Senate blocks GOP proposal to require that census ask about citizenship status in 2010 count

By Andrew Taylor, AP
Thursday, November 5, 2009

Senate blocks census citizenship question

WASHINGTON — Senate Democrats Thursday blocked a GOP attempt to require next year’s census forms to ask people whether they are U.S. citizens.

The proposal by Louisiana Republican Sen. David Vitter was aimed at excluding non-citizens from the population totals that are used to figure the number of congressional representatives for each state.

Critics said Vitter’s plan would discourage immigrants from responding to the census and would be hugely expensive. They also said that it’s long been settled law that the apportionment of congressional seats is determined by the number of people living in each state, regardless of whether they are citizens. A separate survey already collects citizenship data.

Census data is also used to distribute billions of dollars in federal aid.

“The current plan is to reapportion House seats using that overall number, citizens and non-citizens,” Vitter said. “I think that’s wrong. I think that’s contrary to the whole intent of the Constitution and the establishment of Congress as a democratic institution to represent citizens.”

If Vitter were successful — and if non-citizens were excluded from the census count for congressional apportionment — states with fewer immigrants would fare significantly better in the upcoming allocation of House seats.

States such as California and Texas would fare worse than they would under the current way of allocating seats, which under the Constitution is based on the “whole number of persons” residing in a state.

Louisiana stands to lose one of its seven House seats in the upcoming round of reapportionment. Vitter says that if non-citizens were excluded, Louisiana and eight other states would keep or gain congressional seats that would go to California, Texas, Illinois and New York. Vitter said the other eight states were: North Carolina, South Carolina, Oregon, Pennsylvania, Mississippi, Michigan, Iowa and Indiana.

Vitter’s amendment, however, would not have changed the way the congressional seats are allocated by counting citizens and non-citizens alike.

Census Director Robert Groves opposes the proposal and recently told lawmakers that it would greatly delay the decennial count.

Critics also said Vitter’s plan would discourage immigrants from responding to the census and would be hugely expensive.

The GOP proposal would have blocked Census Bureau funds if it doesn’t add the citizenship question to the more than 600 million forms. More than 400 million have already been printed.

“As we’ve said, the proposal is just not doable and we would have had to delay the census,” Census Bureau spokesman Stephen Buckner said Thursday. “The 2010 census remains on track and on schedule, and we’re moving forward to ensure we have an accurate count in 2010.”

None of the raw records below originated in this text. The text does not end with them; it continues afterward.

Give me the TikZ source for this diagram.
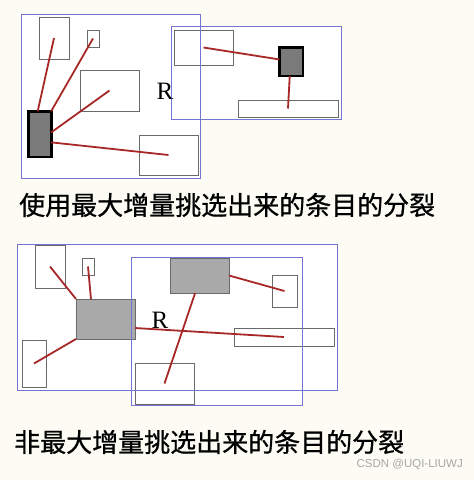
\documentclass[tikz,border=0pt]{standalone}
\usepackage{fontspec}
\setmainfont{Liberation Serif}
\newfontfamily\cjkfont[FakeBold=0.8]{Noto Sans CJK SC}
\newfontfamily\markfont{Liberation Sans}
\definecolor{bgcream}{HTML}{FDFCF4}
\definecolor{regionblue}{HTML}{7474D2}
\definecolor{boxgray}{HTML}{6A6A6A}
\definecolor{linkred}{HTML}{A82828}
\definecolor{seeddark}{HTML}{7A7A7A}
\definecolor{seedlight}{HTML}{A9A9A9}
\tikzset{
  regionfill/.style={fill=white, anchor=north west, inner sep=0pt, outer sep=0pt},
  regionline/.style={draw=regionblue, line width=0.9pt},
  entry/.style={draw=boxgray, line width=1pt, anchor=north west, inner sep=0pt, outer sep=0pt},
  seed/.style={entry, draw=black, line width=2.6pt, fill=seeddark},
  seedgray/.style={entry, fill=seedlight},
  link/.style={draw=linkred, line width=1.8pt},
  caption/.style={font=\cjkfont\fontsize{26}{30}\selectfont, anchor=west, inner sep=0pt},
  rlabel/.style={font=\fontsize{25}{25}\selectfont, inner sep=0pt}
}
\begin{document}
\begin{tikzpicture}[x=1pt, y=-1pt]
      \fill[bgcream] (0,0) rectangle (474,480);
      \useasboundingbox (0,0) rectangle (474,480);
      % Define nodes (upper split)
      \node[regionfill, minimum width=179, minimum height=164] (r1) at (21,14) {};
      \node[regionfill, minimum width=170, minimum height=93] (r2) at (171,26) {};
      \node[entry, minimum width=30, minimum height=42] (ta) at (39,17) {};
      \node[entry, minimum width=12, minimum height=17] (tb) at (87,30) {};
      \node[entry, minimum width=59, minimum height=41] (tc) at (80,70) {};
      \node[seed, minimum width=23, minimum height=45.6] (td) at (28.2,111.2) {};
      \node[entry, minimum width=59, minimum height=40] (te) at (139,135) {};
      \node[entry, minimum width=59, minimum height=35] (tf) at (174,30) {};
      \node[seed, minimum width=23.6, minimum height=28.6] (tg) at (279.2,47.2) {};
      \node[entry, minimum width=100, minimum height=17] (th) at (238,100) {};
      \draw[regionline] (r1.north west) rectangle (r1.south east);
      \draw[regionline] (r2.north west) rectangle (r2.south east);
      \node[rlabel] (tr) at (165,91) {R};
      % Connect nodes
      \draw[link] (td.95) -- (ta.center);
      \draw[link] (td.north east) -- (tb.center);
      \draw[link] (td.8) -- (tc.center);
      \draw[link] (td.-36) -- (te.center);
      \draw[link] (tg.170) -- (tf.center);
      \draw[link] (tg.-95) -- (th.center);
      \node[caption] (cap1) at (19,205) {使用最大增量挑选出来的条目的分裂};
      % Define nodes (lower split)
      \node[regionfill, minimum width=320, minimum height=146] (b1) at (17,244) {};
      \node[regionfill, minimum width=171, minimum height=148] (b2) at (131,257) {};
      \node[entry, minimum width=30, minimum height=43] (ba) at (35,245) {};
      \node[entry, minimum width=12, minimum height=17] (bb) at (82,258) {};
      \node[seedgray, minimum width=59, minimum height=40] (bc) at (76,299) {};
      \node[entry, minimum width=24, minimum height=47] (bd) at (22,340) {};
      \node[seedgray, minimum width=59, minimum height=35] (be) at (170,258) {};
      \node[entry, minimum width=59, minimum height=41] (bf) at (135,363) {};
      \node[entry, minimum width=25, minimum height=32] (bg) at (272,275) {};
      \node[entry, minimum width=100, minimum height=18] (bh) at (234,328) {};
      \draw[regionline] (b1.north west) rectangle (b1.south east);
      \draw[regionline] (b2.north west) rectangle (b2.south east);
      \node[rlabel] (br) at (160,320) {R};
      % Connect nodes
      \draw[link] (bc.north west) -- (ba.center);
      \draw[link] (bc.126) -- (bb.center);
      \draw[link] (bc.south west) -- (bd.center);
      \draw[link] (bc.-17) -- (bh.center);
      \draw[link] (be.-104) -- (bf.center);
      \draw[link] (be.east) -- (bg.center);
      \node[caption] (cap2) at (14,442) {非最大增量挑选出来的条目的分裂};
      \node[font=\markfont\fontsize{11.5}{12}\selectfont, text=black!35, anchor=east, inner sep=0pt] (mark) at (463,464) {CSDN @UQI-LIUWJ};
    \end{tikzpicture}
\end{document}
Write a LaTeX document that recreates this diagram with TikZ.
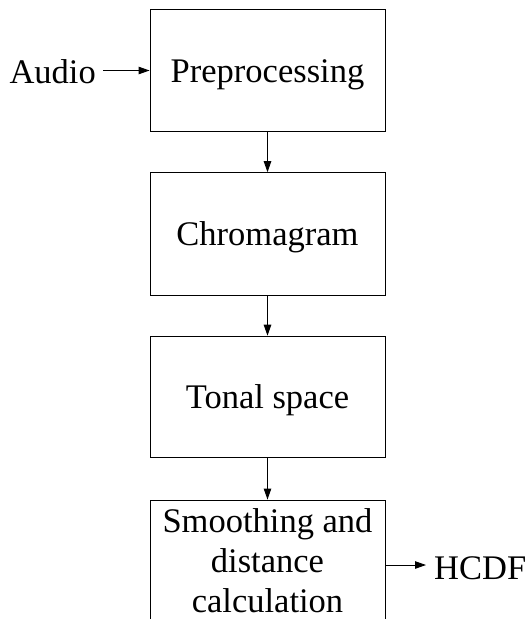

Critics also said that it’s long been settled law that the apportionment of congressional seats is determined by the number of people living in each state, whether or not they are citizens.

Vitter’s home-state colleague, Democrat Mary Landrieu, recently said in a letter to Vitter that it would take a constitutional amendment to exclude immigrants from the count.

The Vitter plan fell after a 60-39 procedural vote made it ineligible for inclusion in a bill funding the census.